### Problem:
Look through the data below. Show each line where the string "chart" occurs.

### Source excerpt:
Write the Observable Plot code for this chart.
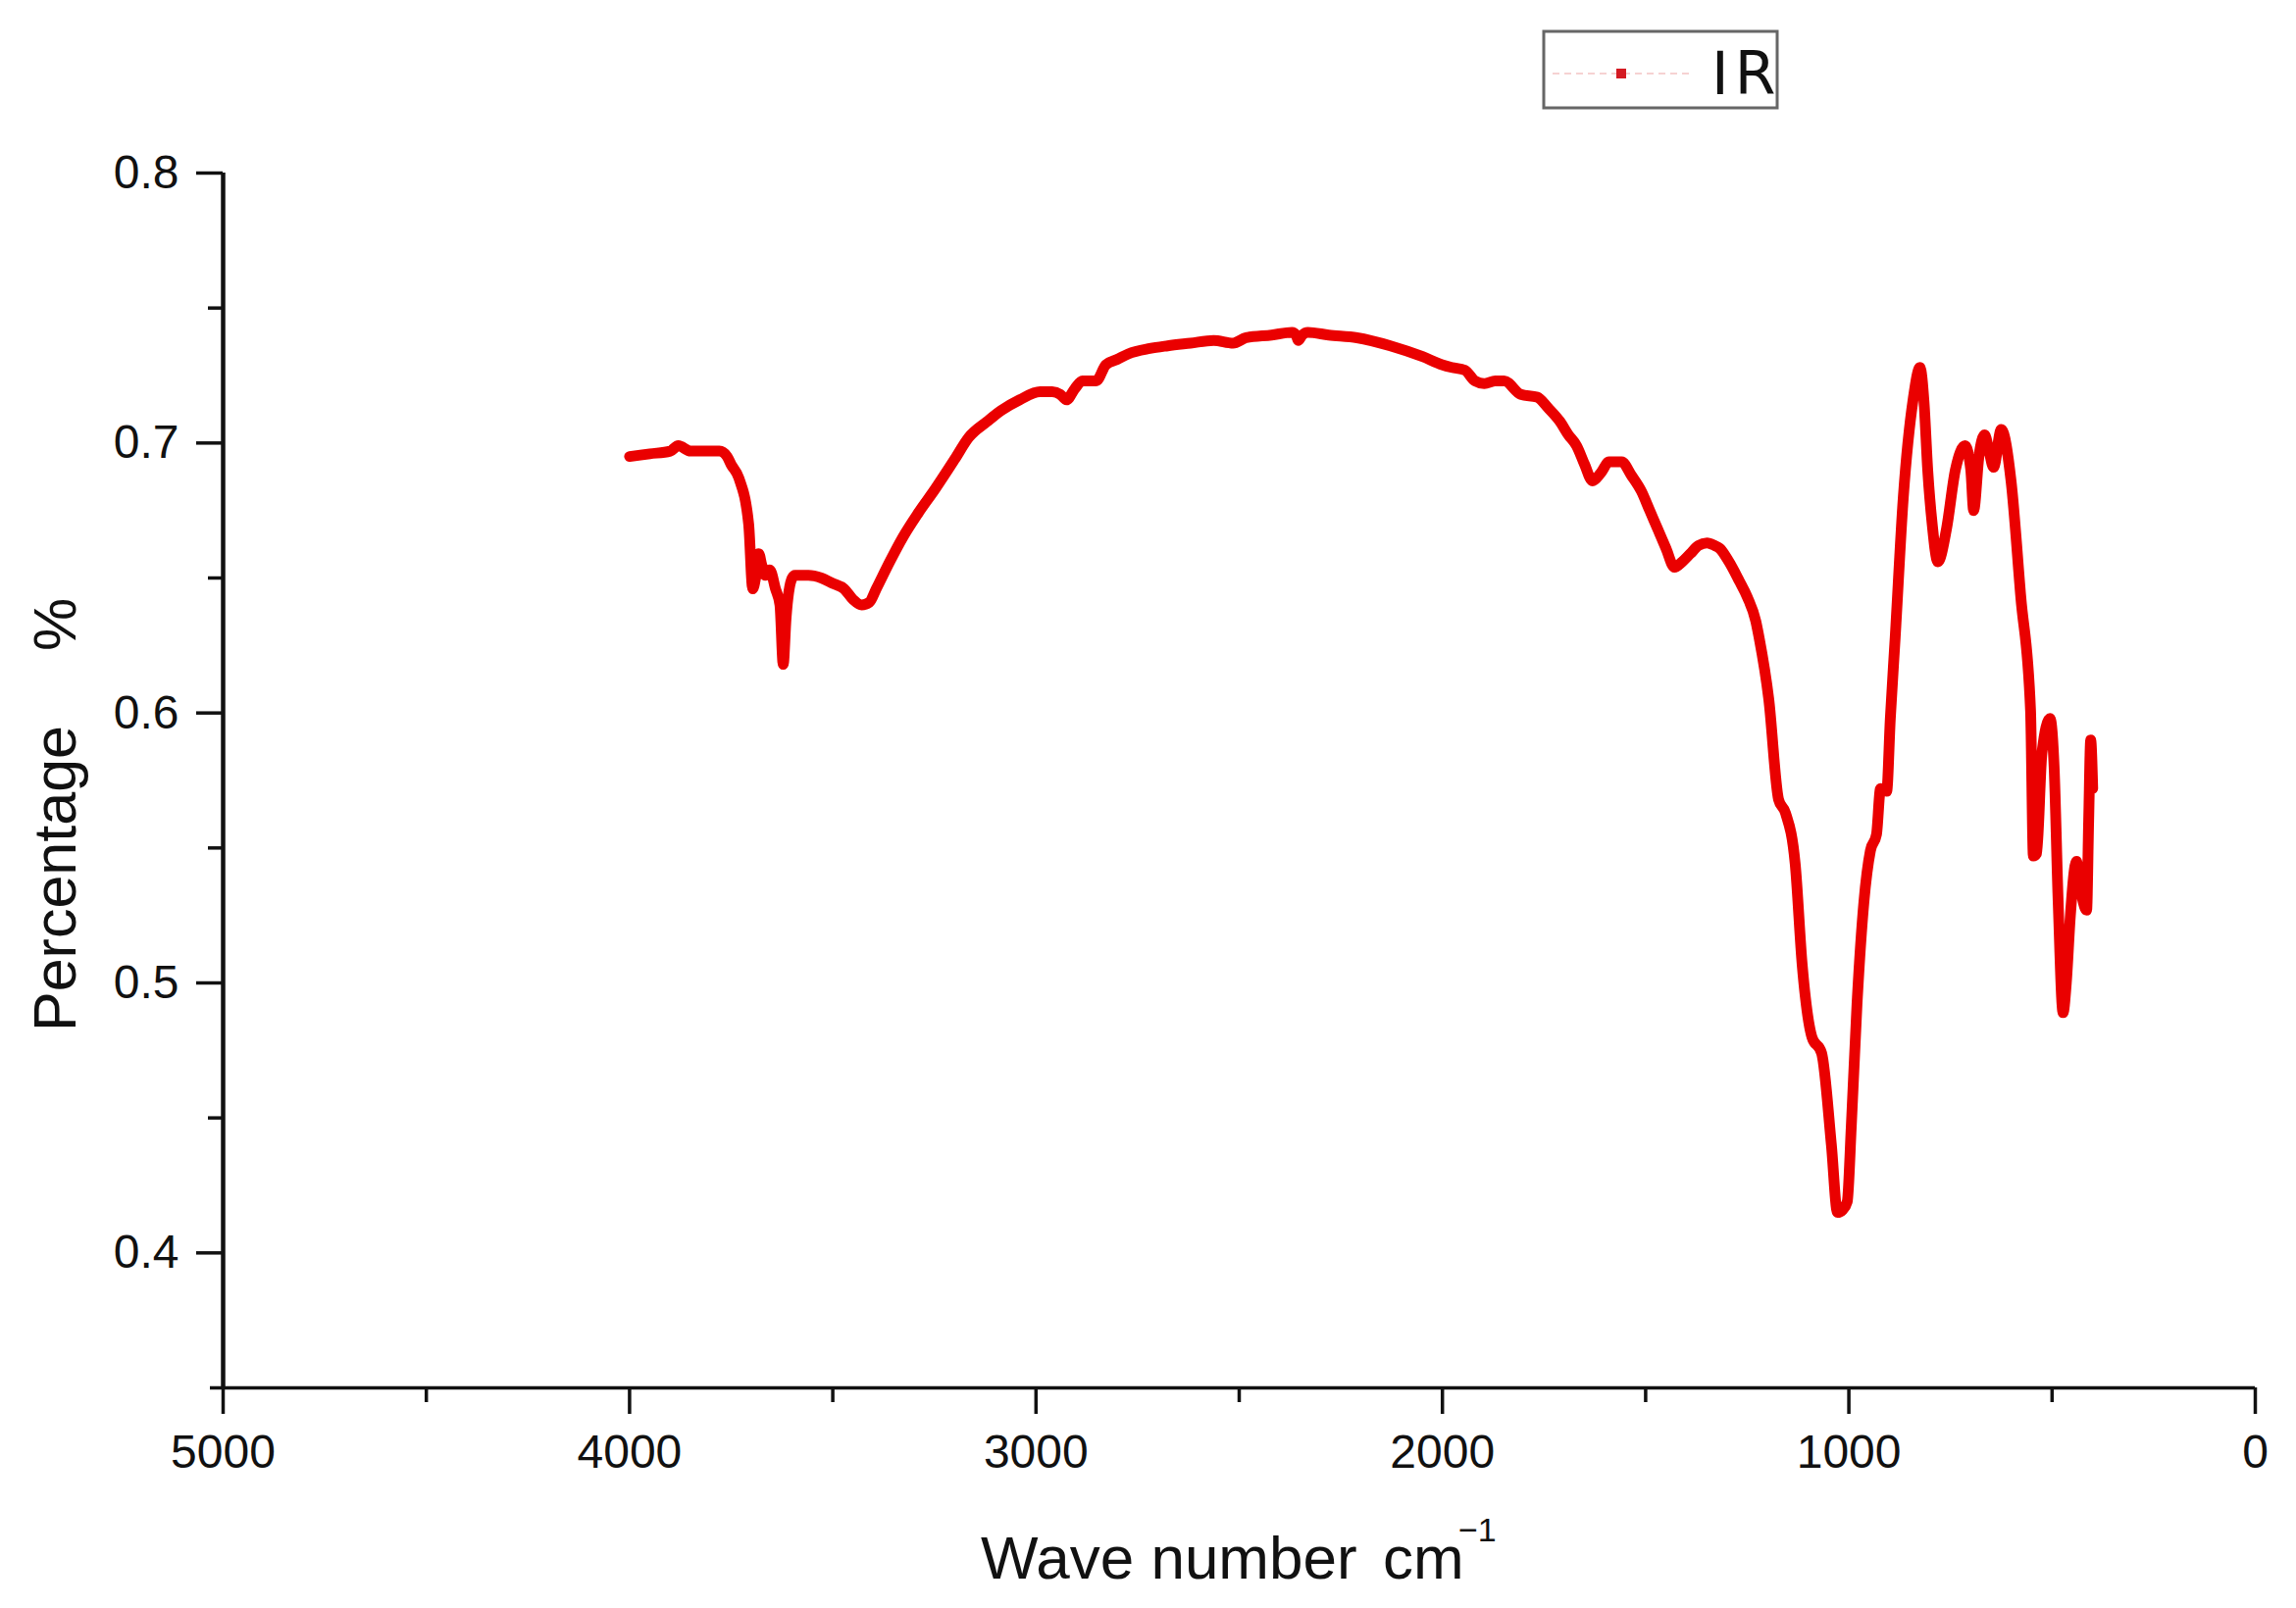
<!DOCTYPE html>
<html>
<head>
<meta charset="utf-8">
<script src="https://cdn.jsdelivr.net/npm/d3@7"></script>
<script src="https://cdn.jsdelivr.net/npm/@observablehq/plot@0.6"></script>
<style>
  html, body { margin: 0; padding: 0; background: #fff; }
  #chart svg { display: block; }
</style>
</head>
<body>
<div id="chart"></div>
<script>
// Wave number (cm^-1)
const waveNumber = [
  4000, 3950, 3900, 3880, 3850, 3800, 3779, 3760, 3750, 3731, 3707, 3697, 3690, 3682, 3675, 3666, 3655, 3641, 3630, 3622, 3615,
  3600, 3593, 3560, 3528, 3500, 3472, 3450, 3429, 3410, 3393, 3360, 3328, 3290, 3248, 3200, 3166, 3120, 3086, 3040, 2990,
  2960, 2940, 2925, 2905, 2886, 2852, 2828, 2800, 2773, 2720, 2676, 2620, 2563, 2515, 2483, 2420, 2370, 2360, 2355, 2345,
  2331, 2280, 2210, 2128, 2049, 2001, 1977, 1945, 1920, 1897, 1870, 1848, 1807, 1767, 1740, 1711, 1690, 1670, 1650, 1631,
  1610, 1590, 1559, 1535, 1510, 1490, 1470, 1450, 1429, 1410, 1390, 1370, 1349, 1330, 1318, 1295, 1270, 1250, 1229, 1221,
  1197, 1173, 1156, 1132, 1115, 1091, 1067, 1043, 1028, 1015, 1004, 994, 980, 963, 947, 932, 922, 907, 898, 886,
  866, 842, 825, 815, 806, 795, 781, 760, 738, 714, 700, 693, 680, 666, 655, 644, 625, 601, 577, 553,
  546, 538, 525, 505, 495, 485, 473, 465, 455, 440, 430, 415, 410, 405, 400
];
// Percentage values (IR series)
const irValues = [
  0.695, 0.696, 0.697, 0.699, 0.697, 0.697, 0.697, 0.695, 0.692, 0.687, 0.670, 0.646, 0.650, 0.659, 0.655, 0.651, 0.653, 0.646, 0.640, 0.618, 0.635,
  0.650, 0.651, 0.651, 0.650, 0.648, 0.646, 0.642, 0.640, 0.641, 0.646, 0.656, 0.665, 0.674, 0.683, 0.694, 0.702, 0.708, 0.712, 0.716, 0.719,
  0.719, 0.718, 0.716, 0.720, 0.723, 0.723, 0.729, 0.731, 0.733, 0.735, 0.736, 0.737, 0.738, 0.737, 0.739, 0.740, 0.741, 0.740, 0.738, 0.740,
  0.741, 0.740, 0.739, 0.736, 0.732, 0.729, 0.728, 0.727, 0.723, 0.722, 0.723, 0.723, 0.718, 0.717, 0.713, 0.708, 0.703, 0.699, 0.692, 0.686,
  0.689, 0.693, 0.693, 0.688, 0.682, 0.675, 0.668, 0.661, 0.654, 0.656, 0.659, 0.662, 0.663, 0.662, 0.661, 0.656, 0.649, 0.643, 0.634, 0.628,
  0.605, 0.568, 0.563, 0.544, 0.507, 0.480, 0.474, 0.440, 0.415, 0.416, 0.419, 0.447, 0.492, 0.530, 0.549, 0.555, 0.572, 0.571, 0.598, 0.628,
  0.680, 0.716, 0.728, 0.715, 0.690, 0.670, 0.656, 0.668, 0.690, 0.699, 0.690, 0.675, 0.695, 0.703, 0.697, 0.691, 0.705, 0.686, 0.643, 0.601,
  0.547, 0.548, 0.585, 0.598, 0.580, 0.530, 0.489, 0.500, 0.525, 0.545, 0.535, 0.527, 0.560, 0.590, 0.572
];
const xMajorTicks = [5000, 4000, 3000, 2000, 1000, 0];
const xMinorTicks = [4500, 3500, 2500, 1500, 500];
const yMajorTicks = [0.4, 0.5, 0.6, 0.7, 0.8];
const yMinorTicks = [0.45, 0.55, 0.65, 0.75];
const seriesName = "IR";
const xTitle = "Wave number";
const xUnit = "cm";
const xUnitExp = "−1";
const yTitle = "Percentage";
const yUnit = "%";

const data = waveNumber.map((w, i) => ({w, v: irValues[i]}));

const font = "'Liberation Sans', Arial, sans-serif";
const red = "#ea0000";

const chart = Plot.plot({
  width: 2341,
  height: 1640,
  marginLeft: 227,
  marginRight: 42,
  marginTop: 176,
  marginBottom: 225,
  style: {fontFamily: font, fontSize: "48px", color: "#111", background: "#fff", overflow: "visible"},
  x: {domain: [5000, 0]},
  y: {domain: [0.35, 0.8]},
  marks: [
    Plot.axisX({ticks: xMajorTicks, tickSize: 27, tickPadding: 20, strokeWidth: 3.5, tickFormat: d => String(d), label: null, fontSize: 48}),
    Plot.axisX({ticks: xMinorTicks, tickSize: 15, strokeWidth: 3.5, tickFormat: () => "", label: null}),
    Plot.axisY({ticks: yMajorTicks, tickSize: 27, tickPadding: 18, strokeWidth: 3.5, tickFormat: d => d.toFixed(1), label: null, fontSize: 48}),
    Plot.axisY({ticks: yMinorTicks, tickSize: 15, strokeWidth: 3.5, tickFormat: () => "", label: null}),
    Plot.ruleY([0.35], {stroke: "#111", strokeWidth: 3.5, insetLeft: -13}),
    Plot.ruleX([5000], {y1: 0.35, y2: 0.8, stroke: "#111", strokeWidth: 4.5}),
    Plot.line(data, {x: "w", y: "v", stroke: red, strokeWidth: 11, strokeLinejoin: "round", curve: "monotone-x"})
  ]
});

document.getElementById("chart").appendChild(chart);

const svg = d3.select(chart);

// Axis titles
const xt = svg.append("g").attr("font-family", font).attr("fill", "#111").attr("text-anchor", "start");
xt.append("text").attr("x", 1000).attr("y", 1610).attr("font-size", 62).text(xTitle);
xt.append("text").attr("x", 1410).attr("y", 1610).attr("font-size", 62).text(xUnit);
xt.append("text").attr("x", 1487).attr("y", 1572).attr("font-size", 34).text(xUnitExp);

const yt = svg.append("g").attr("font-family", font).attr("fill", "#111").attr("text-anchor", "start");
yt.append("text").attr("transform", "translate(77,1052) rotate(-90)").attr("font-size", 61).text(yTitle);
yt.append("text").attr("transform", "translate(77,664) rotate(-90)").attr("font-size", 61).text(yUnit);

// Legend
const lg = svg.append("g");
lg.append("rect").attr("x", 1574).attr("y", 32).attr("width", 238).attr("height", 78)
  .attr("fill", "#fff").attr("stroke", "#666").attr("stroke-width", 3);
lg.append("line").attr("x1", 1583).attr("x2", 1722).attr("y1", 75).attr("y2", 75)
  .attr("stroke", "#f3c4c4").attr("stroke-width", 1.5).attr("stroke-dasharray", "7,5");
lg.append("rect").attr("x", 1648).attr("y", 70).attr("width", 10).attr("height", 10).attr("fill", "#d41a22");
lg.append("text").attr("x", 1745).attr("y", 96).attr("text-anchor", "start")
  .attr("font-family", "'DejaVu Sans', 'Noto Sans', sans-serif")
  .attr("font-size", 60).attr("letter-spacing", 6).attr("fill", "#111").text(seriesName);
</script>
</body>
</html>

### Solution for this task:
Write the Observable Plot code for this chart.
  #chart svg { display: block; }
<div id="chart"></div>
const chart = Plot.plot({
document.getElementById("chart").appendChild(chart);
const svg = d3.select(chart);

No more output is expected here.